There is, then, an output-enhancing business purpose for the rivals’ agreement to cut back on sales: the agreement is necessary to prevent regulation that would mandate an even greater reduction in output. Should antitrust therefore conclude that the agreed-upon trade restraint is “reasonable”?

I’d say no. There are at least two problems with crediting the “We’re agreeing to reduce output in order to forestall more restrictive regulations!” argument. First, doing so encourages backdoor regulation. By threatening to impose harsh restrictions and encouraging the potential regulatees to adopt a “voluntary” output-reduction instead, regulators can effectively regulate without going through formal procedures, collecting public comments, etc. This will lead to sloppier, less-informed regulation. Moreover, insulating output-reducing agreements ostensibly aimed at forestalling regulation can create cover for collusion aimed at reaping supracompetitive profits. This seems to be what happened in Madison, Wisconsin when tavern owners agreed to eliminate drink specials for the purported purpose of warding off more onerous restrictions. If firms can insulate their output-reducing agreements (e.g., pacts to deny discounts) by saying that the arrangements are aimed at forestalling regulation, then collusion becomes much easier.

So what do others think? Can the Ameribev arrangement pass muster under Section 1? Should competing firms be allowed to agree to reduce output for purposes of avoiding more restrictive regulations?


Now, back to those pesky Bus Orgs exams — ugh!

Thom Lambert


I am a law professor at the University of Missouri Law School. I teach antitrust law, business organizations, and contracts. My scholarship focuses on regulatory theory, with a particular emphasis on antitrust.

4 responses to "Prosocial," Output-Reducing Collusion

    Dom Armentano 8 June 2010 at 12:38 pm

    As most of you know, I would, of course, allow an agreement by auto manufacturers to limit horsepower…or limit anything, so long as the agreement was not legally enforceable. But back to the specific matter at hand, is there not a fundamental difference between selling sportscars to consumers and selling soft drinks to (or through) a public school or school district? Is not the consumer in our soft drink example the school; I’m sure it’s the school that’s dictating the demand curve and, perhaps, even paying the bills. So, in fact, this is an agreement totally in compliance with the real demand side of the market; i.e., the SCHOOLS want output limited and the beverage industry trade association is complying with their wishes. How is that welfare reducing?
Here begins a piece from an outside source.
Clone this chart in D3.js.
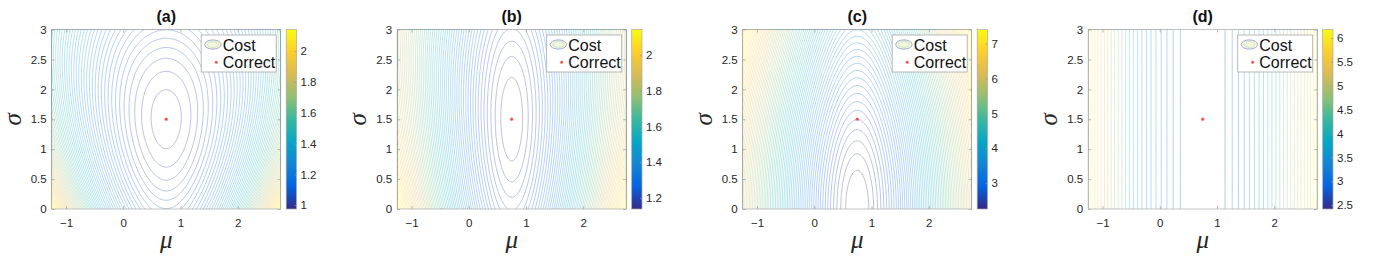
<!DOCTYPE html>
<html><head><meta charset="utf-8">
<script src="https://cdn.jsdelivr.net/npm/d3@7"></script>
<style>
body{margin:0;background:#fff}
svg{display:block}
text{font-family:"Liberation Sans",Arial,Helvetica,sans-serif}
</style>
</head><body>
<svg id="chart" width="1376" height="259"></svg>
<script>
// ---------------- data ----------------
const panelTitles = ["(a)", "(b)", "(c)", "(d)"];
const muDomain = [-1.25, 2.75];
const sigmaDomain = [0, 3];
const muTicks = [-1, 0, 1, 2];
const sigmaTicks = [0, 0.5, 1, 1.5, 2, 2.5, 3];
const correctPoint = [0.75, 1.5];
const legendLabels = ["Cost", "Correct"];
const colorbarTicks = [
  [1, 1.2, 1.4, 1.6, 1.8, 2],
  [1.2, 1.4, 1.6, 1.8, 2],
  [3, 4, 5, 6, 7],
  [2.5, 3, 3.5, 4, 4.5, 5, 5.5, 6]
];
const costParamsA = [0.975, 0.265, 0.41, 0.047];      // floor, mu weight, sigma damping, sigma weight
const costParamsB = [1.137, 0.427, 0.113, 0.83, 0.027]; // floor, mu weight, damping, mu softness, sigma weight
const costParamsC = [2.25, 2.86, 0.78, 0.89, 2.5];     // floor, mu weight, mu softness, sigma weight, sigma softness
const costParamsD = [2.42, 1.257, 1.58];               // floor, mu weight, exponent
const levelStep   = [0.0187, 0.0164, 0.0734, 0.157];
const levelOffset = [0.61, 0.8, 1.0, 1.81];
const parulaStops = ["#352a87","#0363e1","#1485d4","#06a7c6","#38b99e","#92bf73","#d9ba56","#fcce2e","#f9fb0e"];

// ---------------- cost functions ----------------
const costFns = [
  (m, s) => { const [c0, a0, k, b] = costParamsA; const d = m - correctPoint[0];
    return c0 + a0 / (1 + k * s) * d * d + b * (s - correctPoint[1]) ** 2; },
  (m, s) => { const [c0, a0, k, e, v] = costParamsB; const d = m - correctPoint[0];
    const h = 2 * e * (Math.sqrt(d * d + e * e) - e);
    return c0 + a0 / (1 + k * s) * h + v * (s - correctPoint[1]) ** 2; },
  (m, s) => { const [c0, A, e, B, s0] = costParamsC; const d = m - correctPoint[0];
    return c0 + A * (Math.sqrt(d * d + e * e) - e) + B * (Math.sqrt(s * s + s0 * s0) - s0); },
  (m, s) => { const [c0, K, p] = costParamsD; const d = Math.abs(m - correctPoint[0]);
    return c0 + K * Math.pow(d, p); }
];

// ---------------- layout ----------------
const svg = d3.select("#chart");
const plotLeft0 = 51.7, pitch = 345.5, plotW = 229, plotTop = 29.5, plotBottom = 209;
const nx = 231, ny = 181;
const parula = d3.scaleLinear().domain(d3.range(parulaStops.length).map(i => i / (parulaStops.length - 1)))
  .range(parulaStops).interpolate(d3.interpolateRgb);

const defs = svg.append("defs");
const grad = defs.append("linearGradient").attr("id", "parulaGrad")
  .attr("x1", 0).attr("x2", 0).attr("y1", 1).attr("y2", 0);
parulaStops.forEach((c, i) => grad.append("stop").attr("offset", i / (parulaStops.length - 1)).attr("stop-color", c));

function asterisk(g, x, y, r, color, w) {
  const p = d3.path();
  p.moveTo(x - r, y); p.lineTo(x + r, y);
  p.moveTo(x, y - r); p.lineTo(x, y + r);
  const q = r * 0.7;
  p.moveTo(x - q, y - q); p.lineTo(x + q, y + q);
  p.moveTo(x - q, y + q); p.lineTo(x + q, y - q);
  g.append("path").attr("d", p.toString()).attr("stroke", color).attr("stroke-width", w).attr("fill", "none");
}

panelTitles.forEach((title, pi) => {
  const L = plotLeft0 + pi * pitch, R = L + plotW;
  const xs = d3.scaleLinear().domain(muDomain).range([L, R]);
  const ys = d3.scaleLinear().domain(sigmaDomain).range([plotBottom, plotTop]);
  const g = svg.append("g");

  // grid of cost values
  const dmu = (muDomain[1] - muDomain[0]) / (nx - 1);
  const dsg = (sigmaDomain[1] - sigmaDomain[0]) / (ny - 1);
  const values = new Float64Array(nx * ny);
  for (let j = 0; j < ny; j++) for (let i = 0; i < nx; i++)
    values[j * nx + i] = costFns[pi](muDomain[0] + i * dmu, sigmaDomain[0] + j * dsg);
  const [vmin, vmax] = d3.extent(values);
  const thresholds = d3.range(vmin + levelOffset[pi] * levelStep[pi], vmax, levelStep[pi]);
  const contours = d3.contours().size([nx, ny]).thresholds(thresholds).smooth(true)(values);
  const proj = d3.geoTransform({ point: function (x, y) {
    this.stream.point(xs(muDomain[0] + (x - 0.5) * dmu), ys(sigmaDomain[0] + (y - 0.5) * dsg));
  }});
  const path = d3.geoPath(proj);
  const cnorm = d3.scaleLinear().domain([vmin, vmax]).range([0, 1]);

  defs.append("clipPath").attr("id", "clip" + pi).append("rect")
    .attr("x", L).attr("y", plotTop).attr("width", plotW).attr("height", plotBottom - plotTop);
  g.append("g").attr("clip-path", `url(#clip${pi})`)
    .selectAll("path").data(contours).join("path")
    .attr("d", path).attr("fill", "none")
    .attr("stroke", d => parula(cnorm(d.value)))
    .attr("stroke-width", 0.6).attr("stroke-opacity", 0.5);

  // box
  g.append("rect").attr("x", L).attr("y", plotTop).attr("width", plotW).attr("height", plotBottom - plotTop)
    .attr("fill", "none").attr("stroke", "#b5b5b5").attr("stroke-width", 0.8);

  // axes
  const styleAxis = (ax) => {
    ax.select(".domain").remove();
    ax.selectAll(".tick line").attr("stroke", "#9a9a9a").attr("stroke-width", 0.7);
    ax.selectAll(".tick text").attr("fill", "#262626").style("font-size", "11.5px")
      .style("font-family", '"Liberation Sans",Arial,sans-serif');
  };
  g.append("g").attr("transform", `translate(0,${plotBottom})`)
    .call(d3.axisBottom(xs).tickValues(muTicks).tickSize(-3).tickPadding(9.5).tickFormat(d3.format("d")))
    .call(styleAxis);
  g.append("g").attr("transform", `translate(0,${plotTop})`)
    .call(d3.axisTop(xs).tickValues(muTicks).tickSize(-3).tickFormat(""))
    .call(styleAxis);
  g.append("g").attr("transform", `translate(${L},0)`)
    .call(d3.axisLeft(ys).tickValues(sigmaTicks).tickSize(-3).tickPadding(5).tickFormat(d => String(d)))
    .call(styleAxis);
  g.append("g").attr("transform", `translate(${R},0)`)
    .call(d3.axisRight(ys).tickValues(sigmaTicks).tickSize(-3).tickFormat(""))
    .call(styleAxis);

  // correct point
  asterisk(g, xs(correctPoint[0]), ys(correctPoint[1]), 1.8, "#ee3a3a", 0.8);

  // title and axis labels
  g.append("text").attr("x", (L + R) / 2).attr("y", 21.6).attr("text-anchor", "middle")
    .style("font-size", "16px").style("font-weight", "bold").attr("fill", "#111").text(title);
  g.append("text").attr("x", (L + R) / 2).attr("y", 248).attr("text-anchor", "middle")
    .style("font-family", '"Liberation Serif","DejaVu Serif",serif').style("font-style", "italic")
    .style("font-size", "25px").attr("fill", "#262626").text("μ");
  g.append("text").attr("transform", `translate(${L - 31},${(plotTop + plotBottom) / 2}) rotate(-90)`)
    .attr("text-anchor", "middle")
    .style("font-family", '"Liberation Serif","DejaVu Serif",serif').style("font-style", "italic")
    .style("font-size", "25px").attr("fill", "#262626").text("σ");

  // legend
  const lw = 75, lh = 37, lx = R - 4.5 - lw, ly = plotTop + 5.5;
  const lg = g.append("g");
  lg.append("rect").attr("x", lx).attr("y", ly).attr("width", lw).attr("height", lh)
    .attr("fill", "#fff").attr("stroke", "#a8a8a8").attr("stroke-width", 0.8);
  lg.append("ellipse").attr("cx", lx + 11.7).attr("cy", ly + 9.5).attr("rx", 8.2).attr("ry", 4.6)
    .attr("fill", "#f6f8dc").attr("stroke", "#8c8fd0").attr("stroke-width", 0.8);
  lg.append("ellipse").attr("cx", lx + 11.7).attr("cy", ly + 9.5).attr("rx", 5.5).attr("ry", 2.8)
    .attr("fill", "none").attr("stroke", "#b7dcc0").attr("stroke-width", 0.7);
  lg.append("text").attr("x", lx + 21.6).attr("y", ly + 15.7).style("font-size", "16px").attr("fill", "#111").text(legendLabels[0]);
  asterisk(lg, lx + 15, ly + 27.3, 1.6, "#ee3a3a", 0.8);
  lg.append("text").attr("x", lx + 21.6).attr("y", ly + 33.3).style("font-size", "16px").attr("fill", "#111").text(legendLabels[1]);

  // colorbar
  const cx = R + 5.5, cw = 10.3;
  const cs = d3.scaleLinear().domain([vmin, vmax]).range([plotBottom, plotTop]);
  g.append("rect").attr("x", cx).attr("y", plotTop).attr("width", cw).attr("height", plotBottom - plotTop)
    .attr("fill", "url(#parulaGrad)").attr("stroke", "#a8a8a8").attr("stroke-width", 0.7);
  g.append("g").attr("transform", `translate(${cx + cw},0)`)
    .call(d3.axisRight(cs).tickValues(colorbarTicks[pi]).tickSize(-2).tickPadding(4).tickFormat(d => String(d)))
    .call(styleAxis);
});
</script>
</body></html>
    I agree with Dom Armentato that it is not likely a court would see the agreement as plausibly pro-competitive. If consumers place higher value on the high-calorie drinks, an agreement to replace them with lower valued goods, in other words, an agreement not to compete in the supply of the high calorie drinks, is not immune from Section 1. And of course, one might expect an agreement by expensive sports car dealers to replace their cars with clunky used cars that sports car consumers want less to reduce output in the relevant market. But I will play the devil’s advocate from a different angle: is there an agreement here at all? I’ve seen a lot of press releases on the Guidelines, but nothing denoting the actual terms. The passing or collective endorsement of a set of “best practices” to which members of the industry can voluntary choose to adhere to or not is not necessarily an actionable antitrust conspiracy. Of course, calling something “voluntary guidelines” won’t immunize an actual agreement if it is there. But it seems that the parties were pretty careful — EXCEPT for in their commercials and in print!!! — to make sure to emphasize that the antitrust-relevant choices were made unilaterally. But I can’t imagine antitrust counsel would have given the thumbs up to the commercials…
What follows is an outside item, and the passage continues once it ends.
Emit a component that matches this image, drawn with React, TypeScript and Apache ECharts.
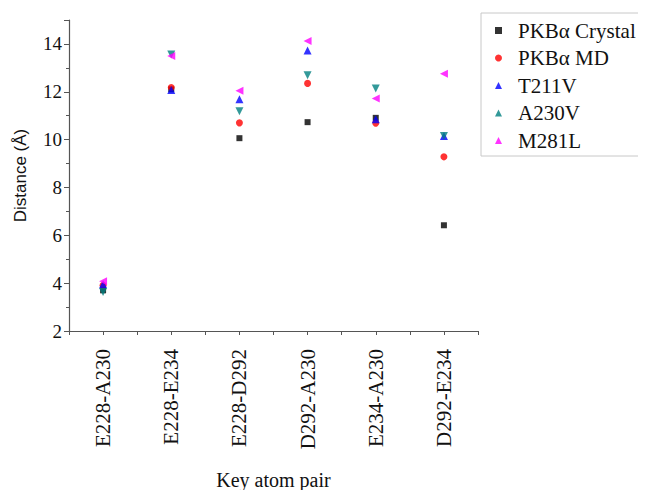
import React, { useEffect, useRef } from "react";
import * as echarts from "echarts";

const categories = ["E228-A230", "E228-E234", "E228-D292", "D292-A230", "E234-A230", "D292-E234"];
const crystal = [3.7, 12.1, 10.06, 10.73, 10.91, 6.42];
const md = [3.91, 12.18, 10.7, 12.35, 10.69, 9.28];
const t211v = [3.95, 12.07, 11.69, 13.72, 10.85, 10.15];
const a230v = [3.63, 13.56, 11.19, 12.69, 12.14, 10.15];
const m281l = [4.08, 13.49, 12.04, 14.12, 11.72, 12.75];
const yTicks = [2, 4, 6, 8, 10, 12, 14];

const seriesDefs = [
  { name: "PKBα Crystal", data: crystal, color: "#000000", symbol: "rect", size: 6, rotate: 0 },
  { name: "PKBα MD", data: md, color: "#ff0000", symbol: "circle", size: 7, rotate: 0 },
  { name: "T211V", data: t211v, color: "#0000ff", symbol: "triangle", size: 8, rotate: 0 },
  { name: "A230V", data: a230v, color: "#008080", symbol: "triangle", size: 8, rotate: 180 },
  { name: "M281L", data: m281l, color: "#ff00ff", symbol: "triangle", size: 8, rotate: 90 },
];

export default function App() {
  const ref = useRef<HTMLDivElement>(null);
  useEffect(() => {
    const chart = echarts.init(ref.current!, null, { renderer: "svg" });
    const axisColor = "#555";
    chart.setOption({
      animation: false,
      backgroundColor: "#ffffff",
      grid: { left: 61, right: 168, top: 12, bottom: 159, outerBoundsMode: "none", containLabel: false },
      legend: {
        orient: "vertical",
        left: 473,
        top: 5,
        padding: [7, 6, 5, 14],
        itemWidth: 7,
        itemHeight: 7,
        itemGap: 6.5,
        symbolKeepAspect: true,
        borderColor: "#c8c8c8",
        borderWidth: 1,
        symbolRotate: "inherit",
        textStyle: { fontFamily: "Liberation Serif", fontSize: 21, color: "#111", padding: [0, 0, 0, 11] },
        data: seriesDefs.map((s) => s.name),
      },
      xAxis: {
        type: "value",
        min: 0,
        max: 6,
        interval: 0.5,
        name: "Key atom pair",
        nameLocation: "middle",
        nameGap: 139,
        nameTextStyle: { fontFamily: "Liberation Serif", fontSize: 20, color: "#111" },
        splitLine: { show: false },
        axisLine: { show: true, lineStyle: { color: axisColor, width: 1.2 } },
        axisTick: { show: true, length: 4, lineStyle: { color: axisColor } },
        axisLabel: {
          rotate: 90,
          margin: 18,
          fontFamily: "Liberation Serif",
          fontSize: 21,
          color: "#111",
          showMinLabel: true,
          showMaxLabel: true,
          formatter: (v: number) => {
            const i = Math.round(v - 0.5);
            return Math.abs(v - 0.5 - i) < 1e-6 && i >= 0 && i < categories.length ? categories[i] : "";
          },
        },
      },
      yAxis: {
        type: "value",
        min: yTicks[0],
        max: 15,
        interval: 2,
        name: "Distance (Å)",
        nameLocation: "middle",
        nameGap: 40,
        nameTextStyle: { fontFamily: "Liberation Sans", fontSize: 17, color: "#111" },
        splitLine: { show: false },
        axisLine: { show: true, lineStyle: { color: axisColor, width: 1.2 } },
        axisTick: { show: true, length: 5, lineStyle: { color: axisColor } },
        minorTick: { show: true, splitNumber: 2, length: 3, lineStyle: { color: axisColor } },
        axisLabel: {
          margin: 7,
          fontFamily: "Liberation Serif",
          fontSize: 19,
          color: "#111",
          formatter: (v: number) => (yTicks.includes(v) ? String(v) : ""),
        },
      },
      series: seriesDefs.map((s) => ({
        name: s.name,
        type: "scatter",
        symbol: s.symbol,
        symbolSize: s.size,
        symbolRotate: s.rotate,
        itemStyle: { color: s.color },
        data: s.data.map((v, i) => [i + 0.5, v]),
      })),
    });
    return () => chart.dispose();
  }, []);
  return <div ref={ref} style={{ width: 638, height: 482 }} />;
}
    antitrust guy 8 June 2010 at 8:43 am

    Consumer choice is being reduced. Would we feel the same way about an agreement among auto manufacturers that all cars should get certain MPG? What if they agreed instead to limit horsepower? Or what if auto dealers agreed to limit their hours?

    On point 2, while smaller beverages are less expensive, it is rare for a smaller package of any product to be less expensive, ounce for ounce, than a large one. Unit costs generally decrease as package size increases (although, yes, some food producers rely on this consumer assumption and price the largest boxes higher per ounce than the mid-sized box–check cereal prices next time you shop). But ounce for ounce, typically the cheapest soda comes in a 2 liter bottle; the most expensive in a 12 oz (or less) can.

    On point 3, go back to point 1: Such benefits are often touted by cartelists: “We’re stabilizing the market!” “We’re ensuring consistent prices!” “A diamond is forever!”

    If the agreement isn’t naked then there’s sufficient nudity that anything more than a quick look is prurient.

    Don Armentato 8 June 2010 at 8:42 am

    Let me play the devil,s advocate and argue that the “agreement” does not appear “naked” to me, nor should it to the courts. Naked agreements reduce output and raise price and promise higher profits without any consumer benefits or cost savings. First, it’s not obvious that output will be reduced: certain high calorie drinks are being REPLACED with low calorie drinks…no obvious output restriction. Nor does limiting drink size (but not the number of drinks)automatically restrict output. Second, how are prices increased by any of this? Indeed, one would assume that the the smaller drink sizes are associated with lower prices; price per ounce may actually decline. Third, the “consumers” presumably benefit by the healthy switch and so don’t the school district’s (under pressure to do something about obesity). Clearly, then,there are some consumer “benefits.” Finally, we are not privy to the economics of producing the different beverages. There may well be “cost savings” associated with the low cal drinks and the move to smaller cups. In sum, if output is NOT in fact restricted and prices NOT increased, and if there are ANY consumer benefits or ANY cost savings, then the agreements are, by definition, reasonable. Do I think that any court would see it this way? Very unlikely.